Only the winners decide what were war crimes.

- Gary Wills


Idioms About War

Listen carefully the next time you watch another Hollywood action movie about war. It's likely you'll hear many of these idioms been used in the story.

1) Play possum - to pretend to be asleep, dead or injured in order to deceive someone.
Some soliders like to play possum because they are afraid to go into battle.

2) Lock horns with someone - to get into an argument with someone.
About ten players will lock horns today at the start of the tennis championship opening.


war idioms

The Origin and Meaning of Idioms

Armed to the teeth

The soliders were well trained, armed to the teeth and appeared ready for anything.

This idiom originated in the 1600's among sailors. Before raiding a ship, pirates would arm themselves by carrying as many single shot gun weapons and cutlesses as they could carry on their body. They would even carry a knife in their teeth for single, hand-to-hand combat.

Unit 2: Reading

The Gettysburg Address

By Abraham Lincoln

Gettysburg , Pennsylvania
November 19, 1863

Four score and seven years ago our fathers brought forth on this continent, a new nation, conceived in Liberty , and dedicated to the proposition that all men are created equal.

Now we are engaged in a great civil war, testing whether that nation, or any nation so conceived and so dedicated, can long endure. We are met on a great battlefield of that war. We have come to dedicate a portion of that field, as a final resting place for those who here gave their lives that that nation might live. It is altogether fitting and proper that we should do this.

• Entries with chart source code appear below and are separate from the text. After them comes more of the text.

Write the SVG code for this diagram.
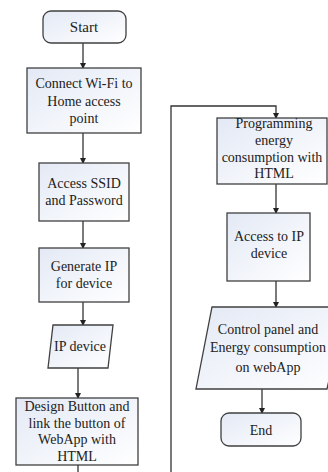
<svg xmlns="http://www.w3.org/2000/svg" width="328" height="472" viewBox="0 0 328 472">
<defs>
<linearGradient id="g" x1="0" y1="0" x2="1" y2="1">
<stop offset="0" stop-color="#e3e9f5"/>
<stop offset="1" stop-color="#ffffff"/>
</linearGradient>
<marker id="ah" markerWidth="6" markerHeight="6" refX="5" refY="3" orient="auto" markerUnits="userSpaceOnUse">
<path d="M0,0 L6,3 L0,6 Z" fill="#222"/>
</marker>
<style>
.n{fill:url(#g);stroke:#404040;stroke-width:1.3}
.t{font-family:"Liberation Serif","Times New Roman",serif;font-size:14px;fill:#222;text-anchor:middle}
.c{fill:none;stroke:#333;stroke-width:1.3}
</style>
</defs>
<rect width="328" height="472" fill="#fff"/>
<g id="connectors">
<path class="c" d="M83,43 V68" marker-end="url(#ah)"/>
<path class="c" d="M83,133 V163" marker-end="url(#ah)"/>
<path class="c" d="M83,221 V248" marker-end="url(#ah)"/>
<path class="c" d="M83,302 V325" marker-end="url(#ah)"/>
<path class="c" d="M78,368 V398" marker-end="url(#ah)"/>
<path class="c" d="M78,465 V472"/>
<path class="c" d="M171,472 V106 H276 V118" marker-end="url(#ah)"/>
<path class="c" d="M276,184 V213" marker-end="url(#ah)"/>
<path class="c" d="M276,281 V307" marker-end="url(#ah)"/>
<path class="c" d="M262,389 V413" marker-end="url(#ah)"/>
</g>
<g id="start">
<rect class="n" x="43" y="11" width="83" height="32" rx="8"/>
<text class="t" x="84" y="32" style="font-size:15px">Start</text>
</g>
<g id="connect">
<rect class="n" x="27" y="68" width="114" height="65"/>
<text class="t" x="84" y="88">Connect Wi-Fi to</text>
<text class="t" x="84" y="106">Home access</text>
<text class="t" x="84" y="123">point</text>
</g>
<g id="ssid">
<rect class="n" x="39" y="163" width="90" height="58"/>
<text class="t" x="84" y="188">Access SSID</text>
<text class="t" x="84" y="205">and Password</text>
</g>
<g id="genip">
<rect class="n" x="39" y="248" width="90" height="54"/>
<text class="t" x="84" y="271">Generate IP</text>
<text class="t" x="84" y="288">for device</text>
</g>
<g id="ipdevice">
<path class="n" d="M53,325 H113 L108,368 H48 Z"/>
<text class="t" x="80" y="351">IP device</text>
</g>
<g id="design">
<rect class="n" x="16" y="398" width="122" height="67"/>
<text class="t" x="77" y="411">Design Button and</text>
<text class="t" x="77" y="428">link the  button of</text>
<text class="t" x="77" y="444">WebApp  with</text>
<text class="t" x="77" y="461">HTML</text>
</g>
<g id="programming">
<rect class="n" x="217" y="118" width="110" height="66"/>
<text class="t" x="274" y="128">Programming</text>
<text class="t" x="274" y="145">energy</text>
<text class="t" x="272" y="162">consumption with</text>
<text class="t" x="274" y="178">HTML</text>
</g>
<g id="accessip">
<rect class="n" x="227" y="213" width="83" height="68"/>
<text class="t" x="269" y="241">Access to IP</text>
<text class="t" x="269" y="258">device</text>
</g>
<g id="control">
<path class="n" d="M212,307 H345 L327,389 H196 Z"/>
<text class="t" x="268" y="334">Control panel and</text>
<text class="t" x="268" y="352">Energy consumption</text>
<text class="t" x="268" y="372">on webApp</text>
</g>
<g id="end">
<rect class="n" x="221" y="413" width="80" height="33" rx="8"/>
<text class="t" x="261" y="435">End</text>
</g>
</svg>
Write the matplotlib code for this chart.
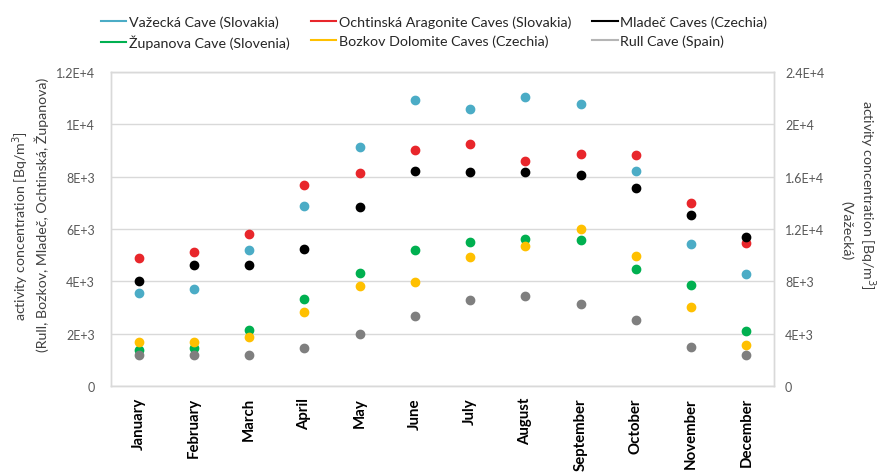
import matplotlib
matplotlib.use("Agg")
import matplotlib.pyplot as plt
from matplotlib.lines import Line2D
from matplotlib.ticker import FixedLocator, FixedFormatter

plt.rcParams['font.family'] = ['Lato', 'DejaVu Sans']

months = ["January", "February", "March", "April", "May", "June", "July",
          "August", "September", "October", "November", "December"]

vazecka = [7130, 7410, 10400, 13760, 18240, 21830, 21200, 22060, 21580, 16410, 10850, 8560]
ochtinska = [4880, 5110, 5810, 7670, 8130, 9030, 9250, 8610, 8880, 8840, 6990, 5450]
mladec = [4000, 4620, 4620, 5240, 6840, 8200, 8170, 8170, 8060, 7570, 6540, 5710]
zupanova = [1380, 1440, 2140, 3330, 4310, 5210, 5490, 5630, 5590, 4480, 3870, 2100]
bozkov = [1690, 1670, 1890, 2840, 3810, 3960, 4920, 5340, 5990, 4960, 3030, 1570]
rull = [1170, 1200, 1170, 1450, 1990, 2680, 3300, 3450, 3130, 2540, 1490, 1170]

left_ticks = [0, 2000, 4000, 6000, 8000, 10000, 12000]
left_labels = ["0", "2E+3", "4E+3", "6E+3", "8E+3", "1E+4", "1.2E+4"]
right_ticks = [0, 4000, 8000, 12000, 16000, 20000, 24000]
right_labels = ["0", "4E+3", "8E+3", "1.2E+4", "1.6E+4", "2E+4", "2.4E+4"]

c_vaz = "#4bacc6"
c_och = "#e8262b"
c_mla = "#000000"
c_zup = "#00b050"
c_boz = "#ffc000"
c_rull = "#7f7f7f"
c_rull_leg = "#b5b5b5"
tick_col = "#595959"
grid_col = "#d9d9d9"
label_col = "#404040"

W, H = 877, 477
fig = plt.figure(figsize=(W/100, H/100), dpi=100)
ax = fig.add_axes([111/W, 1-387/H, (774-111)/W, (387-73)/H])
ax2 = ax.twinx()

x = list(range(len(months)))
ms = 6
ax.plot(x, ochtinska, 'o', color=c_och, ms=ms, zorder=3)
ax.plot(x, mladec, 'o', color=c_mla, ms=ms, zorder=3)
ax.plot(x, zupanova, 'o', color=c_zup, ms=ms, zorder=3)
ax.plot(x, bozkov, 'o', color=c_boz, ms=ms, zorder=3)
ax.plot(x, rull, 'o', color=c_rull, ms=ms, zorder=3)
ax2.plot(x, vazecka, 'o', color=c_vaz, ms=ms, zorder=3)

ax.set_xlim(-0.5, 11.5)
ax.set_ylim(0, 12000)
ax2.set_ylim(0, 24000)

ax.yaxis.set_major_locator(FixedLocator(left_ticks))
ax.yaxis.set_major_formatter(FixedFormatter(left_labels))
ax2.yaxis.set_major_locator(FixedLocator(right_ticks))
ax2.yaxis.set_major_formatter(FixedFormatter(right_labels))

ax.set_xticks(x)
ax.set_xticklabels(months, rotation=90, fontweight='bold', fontsize=10.8, color='#000000')
ax.tick_params(axis='x', length=0, pad=8)
ax.tick_params(axis='y', length=0, labelsize=9, labelcolor=tick_col, pad=11.5)
ax2.tick_params(axis='y', length=0, labelsize=9, labelcolor=tick_col, pad=8)

ax.grid(axis='y', color=grid_col, lw=1)
ax.set_axisbelow(True)
for a in (ax, ax2):
    for s in a.spines.values():
        s.set_color(grid_col)
        s.set_linewidth(1)

# axis titles
fs_t = 10.2
fig.text(21/W, 1-226/H, "activity concentration [Bq/m$^3$]", rotation=90,
         ha='center', va='center', fontsize=fs_t, color=label_col)
fig.text(42/W, 1-215/H, "(Rull, Bozkov, Mladeč, Ochtinská, Županova)", rotation=90,
         ha='center', va='center', fontsize=fs_t, color=label_col)
fig.text(867/W, 1-195/H, "activity concentration [Bq/m$^3$]", rotation=270,
         ha='center', va='center', fontsize=fs_t, color=label_col)
fig.text(847/W, 1-231/H, "(Važecká)", rotation=270,
         ha='center', va='center', fontsize=fs_t, color=label_col)

handles = [
    Line2D([], [], color=c_vaz, lw=1.5),
    Line2D([], [], color=c_zup, lw=1.5),
    Line2D([], [], color=c_och, lw=1.5),
    Line2D([], [], color=c_boz, lw=1.5),
    Line2D([], [], color=c_mla, lw=1.5),
    Line2D([], [], color=c_rull_leg, lw=1.5),
]
labels = ["Važecká Cave (Slovakia)", "Županova Cave (Slovenia)",
          "Ochtinská Aragonite Caves (Slovakia)", "Bozkov Dolomite Caves (Czechia)",
          "Mladeč Caves (Czechia)", "Rull Cave (Spain)"]
fig.legend(handles, labels, ncol=3, loc='center', bbox_to_anchor=(434/W, 1-33/H),
           frameon=False, fontsize=10.3, handlelength=1.8, handletextpad=0.15,
           columnspacing=1.5, labelspacing=0.45, labelcolor='#262626',
           borderaxespad=0, borderpad=0)

fig.savefig("out.png", dpi=100)
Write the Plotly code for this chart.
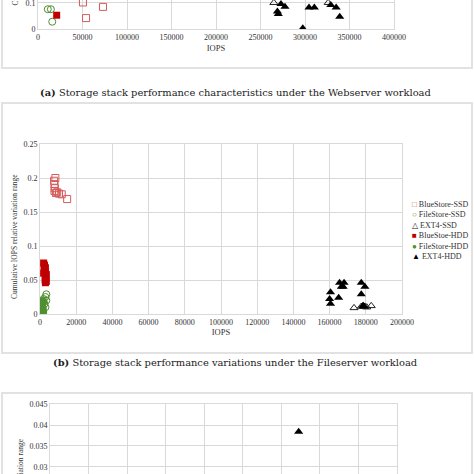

But, in a larger sense, we can not dedicate -- we can not consecrate -- we can not hallow -- this ground. The brave men, living and dead, who struggled here, have consecrated it, far above our poor power to add or detract. The world will little note, nor long remember what we say here, but it can never forget what they did here. It is for us the living, rather, to be dedicated here to the unfinished work which they who fought here have thus far so nobly advanced. It is rather for us to be here dedicated to the great task remaining before us -- that from these honored dead we take increased devotion to that cause for which they gave the last full measure of devotion -- that we here highly resolve that these dead shall not have died in vain -- that this nation, under God, shall have a new birth of freedom -- and that government of the people, by the people, for the people, shall not perish from the earth.

Vocabulary Practice

Proposition: a logical statement that puts forward a claim to either true or false.
Conceived: to bring forth something,
Dedicate: give oneself entirely to a person or cause.
Consecrate: to give something entirely to a person, cause or activity.
Detract: to take away from.
Devotion: commitment to a purpose or cause.
Perish: to pass away or die.

Questions

1. The Gettysburg Address was regarded as one of the greatest speeches in American history. It was delivered by President Abraham Lincoln during the dedication of the Soldiers' National Cemetery in Gettysburg , Pennsylvania on November 19, 1863 . What did Lincoln say the soliders died for?
2. Is there any difference in the way that these soliders fought and lost their lives, to the way that soliders fight and die today?
3. In your opinion, is it important to remember those who have fought in wars?